Important Note: The Tax Cuts and Jobs Act of 2017 limited the state and local tax (SALT) deduction to $10,000, which affects many high-income taxpayers, including lottery winners.
For most lottery winners, the best strategy is to work with a tax professional to structure your finances in a way that minimizes your tax burden over time, rather than trying to find deductions specifically for the lottery winnings.
What happens if I win the lottery but don't claim the prize?
If you win a California Lottery prize but don't claim it within the required timeframe, several things can happen:
- For prizes under $600: You typically have 180 days (6 months) from the draw date to claim your prize.
- For prizes of $600 or more: You have one year from the draw date to claim your prize.
- For jackpot prizes: The deadline is typically 180 days to one year, depending on the game.
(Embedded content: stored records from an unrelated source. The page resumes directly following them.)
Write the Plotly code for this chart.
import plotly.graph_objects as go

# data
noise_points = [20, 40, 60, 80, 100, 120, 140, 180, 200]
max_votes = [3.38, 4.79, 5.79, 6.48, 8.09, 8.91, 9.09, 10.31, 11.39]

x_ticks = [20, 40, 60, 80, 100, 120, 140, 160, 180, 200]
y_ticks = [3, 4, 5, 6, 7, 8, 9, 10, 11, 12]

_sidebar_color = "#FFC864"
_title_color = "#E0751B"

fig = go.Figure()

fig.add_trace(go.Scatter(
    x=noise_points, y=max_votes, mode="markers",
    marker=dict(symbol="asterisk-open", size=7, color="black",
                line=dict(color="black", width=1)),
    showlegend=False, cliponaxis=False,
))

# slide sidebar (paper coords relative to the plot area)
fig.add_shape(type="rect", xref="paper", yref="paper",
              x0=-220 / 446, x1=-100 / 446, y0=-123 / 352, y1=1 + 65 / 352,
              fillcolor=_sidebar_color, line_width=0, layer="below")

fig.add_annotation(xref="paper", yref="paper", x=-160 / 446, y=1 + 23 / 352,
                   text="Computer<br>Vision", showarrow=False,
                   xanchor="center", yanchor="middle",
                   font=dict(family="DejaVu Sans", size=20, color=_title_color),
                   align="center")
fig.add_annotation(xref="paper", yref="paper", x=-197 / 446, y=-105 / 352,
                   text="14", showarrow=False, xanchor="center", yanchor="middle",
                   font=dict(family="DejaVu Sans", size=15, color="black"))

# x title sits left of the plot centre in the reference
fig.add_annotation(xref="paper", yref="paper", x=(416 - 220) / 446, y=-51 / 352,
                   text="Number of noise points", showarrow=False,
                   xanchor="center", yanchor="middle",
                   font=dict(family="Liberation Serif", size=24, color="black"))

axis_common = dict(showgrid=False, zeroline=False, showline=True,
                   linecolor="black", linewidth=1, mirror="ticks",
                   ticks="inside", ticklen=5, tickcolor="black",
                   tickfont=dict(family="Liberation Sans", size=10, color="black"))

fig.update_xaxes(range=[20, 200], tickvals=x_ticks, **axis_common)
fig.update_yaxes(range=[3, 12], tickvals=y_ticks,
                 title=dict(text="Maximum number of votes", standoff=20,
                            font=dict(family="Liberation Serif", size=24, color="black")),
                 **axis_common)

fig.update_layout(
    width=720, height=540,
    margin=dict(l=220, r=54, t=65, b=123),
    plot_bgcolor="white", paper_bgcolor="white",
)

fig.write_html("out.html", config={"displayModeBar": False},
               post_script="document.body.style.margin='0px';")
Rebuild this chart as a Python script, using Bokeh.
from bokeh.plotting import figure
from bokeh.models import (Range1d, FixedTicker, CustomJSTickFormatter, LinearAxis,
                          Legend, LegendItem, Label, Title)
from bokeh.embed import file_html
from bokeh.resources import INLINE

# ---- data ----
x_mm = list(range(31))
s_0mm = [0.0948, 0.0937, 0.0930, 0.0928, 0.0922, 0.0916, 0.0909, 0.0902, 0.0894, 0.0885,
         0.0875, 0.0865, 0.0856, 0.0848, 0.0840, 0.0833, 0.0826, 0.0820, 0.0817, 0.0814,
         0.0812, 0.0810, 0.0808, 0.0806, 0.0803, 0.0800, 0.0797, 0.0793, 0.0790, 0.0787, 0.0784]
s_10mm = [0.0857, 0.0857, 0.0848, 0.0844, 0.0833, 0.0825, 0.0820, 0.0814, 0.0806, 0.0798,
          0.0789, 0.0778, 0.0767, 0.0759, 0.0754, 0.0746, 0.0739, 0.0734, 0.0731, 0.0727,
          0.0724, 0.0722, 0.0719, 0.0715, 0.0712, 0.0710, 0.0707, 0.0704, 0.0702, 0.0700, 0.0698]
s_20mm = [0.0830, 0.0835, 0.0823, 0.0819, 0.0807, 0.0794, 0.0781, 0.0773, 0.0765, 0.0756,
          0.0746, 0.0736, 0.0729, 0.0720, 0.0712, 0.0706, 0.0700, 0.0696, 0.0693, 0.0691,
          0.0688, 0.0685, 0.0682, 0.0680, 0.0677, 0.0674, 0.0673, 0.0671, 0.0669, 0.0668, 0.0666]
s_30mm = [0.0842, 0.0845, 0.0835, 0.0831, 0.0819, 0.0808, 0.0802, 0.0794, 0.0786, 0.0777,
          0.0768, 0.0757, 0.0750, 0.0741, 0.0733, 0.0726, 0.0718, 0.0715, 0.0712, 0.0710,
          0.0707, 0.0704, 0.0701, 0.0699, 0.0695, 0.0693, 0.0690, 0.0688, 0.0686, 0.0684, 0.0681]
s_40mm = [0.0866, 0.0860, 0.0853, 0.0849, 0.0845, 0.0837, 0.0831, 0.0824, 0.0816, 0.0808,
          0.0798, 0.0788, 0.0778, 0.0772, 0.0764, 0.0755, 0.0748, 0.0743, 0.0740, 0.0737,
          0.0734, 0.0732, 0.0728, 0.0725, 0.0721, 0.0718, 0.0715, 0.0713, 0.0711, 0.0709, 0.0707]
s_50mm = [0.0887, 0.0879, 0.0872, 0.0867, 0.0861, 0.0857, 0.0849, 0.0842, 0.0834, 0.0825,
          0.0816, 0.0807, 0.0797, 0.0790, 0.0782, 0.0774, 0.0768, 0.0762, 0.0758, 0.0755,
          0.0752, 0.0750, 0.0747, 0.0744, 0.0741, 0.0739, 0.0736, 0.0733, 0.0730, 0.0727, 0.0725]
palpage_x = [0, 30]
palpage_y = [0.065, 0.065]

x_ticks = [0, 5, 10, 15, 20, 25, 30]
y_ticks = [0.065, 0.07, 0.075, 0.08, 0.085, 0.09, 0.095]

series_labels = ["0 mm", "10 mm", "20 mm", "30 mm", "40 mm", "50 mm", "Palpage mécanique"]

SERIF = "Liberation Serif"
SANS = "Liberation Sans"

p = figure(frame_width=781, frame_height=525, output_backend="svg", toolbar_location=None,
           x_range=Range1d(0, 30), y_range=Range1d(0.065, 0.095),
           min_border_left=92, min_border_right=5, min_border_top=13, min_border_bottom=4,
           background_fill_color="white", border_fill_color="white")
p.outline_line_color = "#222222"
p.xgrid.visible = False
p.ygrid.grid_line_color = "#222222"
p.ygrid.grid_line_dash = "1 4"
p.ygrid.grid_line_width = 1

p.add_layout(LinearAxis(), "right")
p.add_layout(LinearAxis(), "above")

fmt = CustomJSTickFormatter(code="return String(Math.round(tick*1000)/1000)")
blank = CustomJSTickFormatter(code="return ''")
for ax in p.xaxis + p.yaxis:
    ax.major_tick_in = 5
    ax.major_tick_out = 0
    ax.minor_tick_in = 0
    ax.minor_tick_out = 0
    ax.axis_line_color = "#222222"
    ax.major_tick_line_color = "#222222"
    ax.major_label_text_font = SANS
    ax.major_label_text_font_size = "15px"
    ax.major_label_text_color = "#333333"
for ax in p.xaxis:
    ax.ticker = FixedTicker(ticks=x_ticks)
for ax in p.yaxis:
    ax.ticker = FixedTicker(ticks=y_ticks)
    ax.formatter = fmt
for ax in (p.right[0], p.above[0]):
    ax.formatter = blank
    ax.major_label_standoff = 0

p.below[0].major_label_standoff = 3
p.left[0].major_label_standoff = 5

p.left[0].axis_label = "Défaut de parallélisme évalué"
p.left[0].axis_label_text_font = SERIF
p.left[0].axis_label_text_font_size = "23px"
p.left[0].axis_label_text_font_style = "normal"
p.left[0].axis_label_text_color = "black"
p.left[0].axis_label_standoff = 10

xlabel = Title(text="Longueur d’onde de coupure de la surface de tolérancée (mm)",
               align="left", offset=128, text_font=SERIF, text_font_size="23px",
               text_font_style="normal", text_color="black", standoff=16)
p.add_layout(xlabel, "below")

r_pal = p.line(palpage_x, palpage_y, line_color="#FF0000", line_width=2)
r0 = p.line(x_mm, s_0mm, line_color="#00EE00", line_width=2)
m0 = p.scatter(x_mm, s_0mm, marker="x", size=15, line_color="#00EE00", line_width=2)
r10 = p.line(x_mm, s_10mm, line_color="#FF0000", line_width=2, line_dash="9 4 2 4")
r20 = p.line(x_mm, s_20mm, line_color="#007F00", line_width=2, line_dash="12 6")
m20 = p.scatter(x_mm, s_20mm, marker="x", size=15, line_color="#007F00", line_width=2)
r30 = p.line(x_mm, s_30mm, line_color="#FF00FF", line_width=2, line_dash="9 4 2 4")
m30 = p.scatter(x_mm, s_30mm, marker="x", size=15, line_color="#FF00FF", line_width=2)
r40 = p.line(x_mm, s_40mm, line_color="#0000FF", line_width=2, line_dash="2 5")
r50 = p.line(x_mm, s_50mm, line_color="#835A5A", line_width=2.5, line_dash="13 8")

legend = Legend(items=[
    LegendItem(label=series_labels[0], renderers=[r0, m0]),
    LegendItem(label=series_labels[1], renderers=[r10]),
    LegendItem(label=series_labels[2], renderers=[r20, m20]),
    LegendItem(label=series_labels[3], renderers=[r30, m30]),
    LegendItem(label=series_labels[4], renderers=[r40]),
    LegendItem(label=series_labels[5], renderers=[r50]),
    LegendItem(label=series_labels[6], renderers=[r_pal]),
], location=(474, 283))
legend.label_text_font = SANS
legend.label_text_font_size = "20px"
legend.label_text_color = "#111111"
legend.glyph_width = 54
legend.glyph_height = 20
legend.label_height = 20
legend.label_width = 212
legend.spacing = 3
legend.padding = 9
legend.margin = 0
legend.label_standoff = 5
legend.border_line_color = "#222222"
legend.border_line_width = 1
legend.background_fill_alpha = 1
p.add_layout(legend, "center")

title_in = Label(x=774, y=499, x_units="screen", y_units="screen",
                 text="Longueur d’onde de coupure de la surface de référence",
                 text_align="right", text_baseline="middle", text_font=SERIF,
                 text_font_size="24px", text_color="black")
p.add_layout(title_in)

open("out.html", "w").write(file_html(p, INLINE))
If you don't claim your prize within the required timeframe:
- The prize money is forfeited.
- For jackpot prizes, the money typically rolls over to the next drawing or goes into the prize pool for future drawings.
- For smaller prizes, the money may go to the state's general fund or be used for education funding.
It's important to note that:
- You can't extend the claim period, even for good reasons.
- If you lose your ticket, you can't claim the prize without it.
- If someone else finds your ticket and claims the prize, they may be entitled to the money.
If you believe you've won but can't find your ticket, contact the California Lottery immediately. They may be able to help verify if a winning ticket was sold at a particular location, but they can't replace a lost ticket.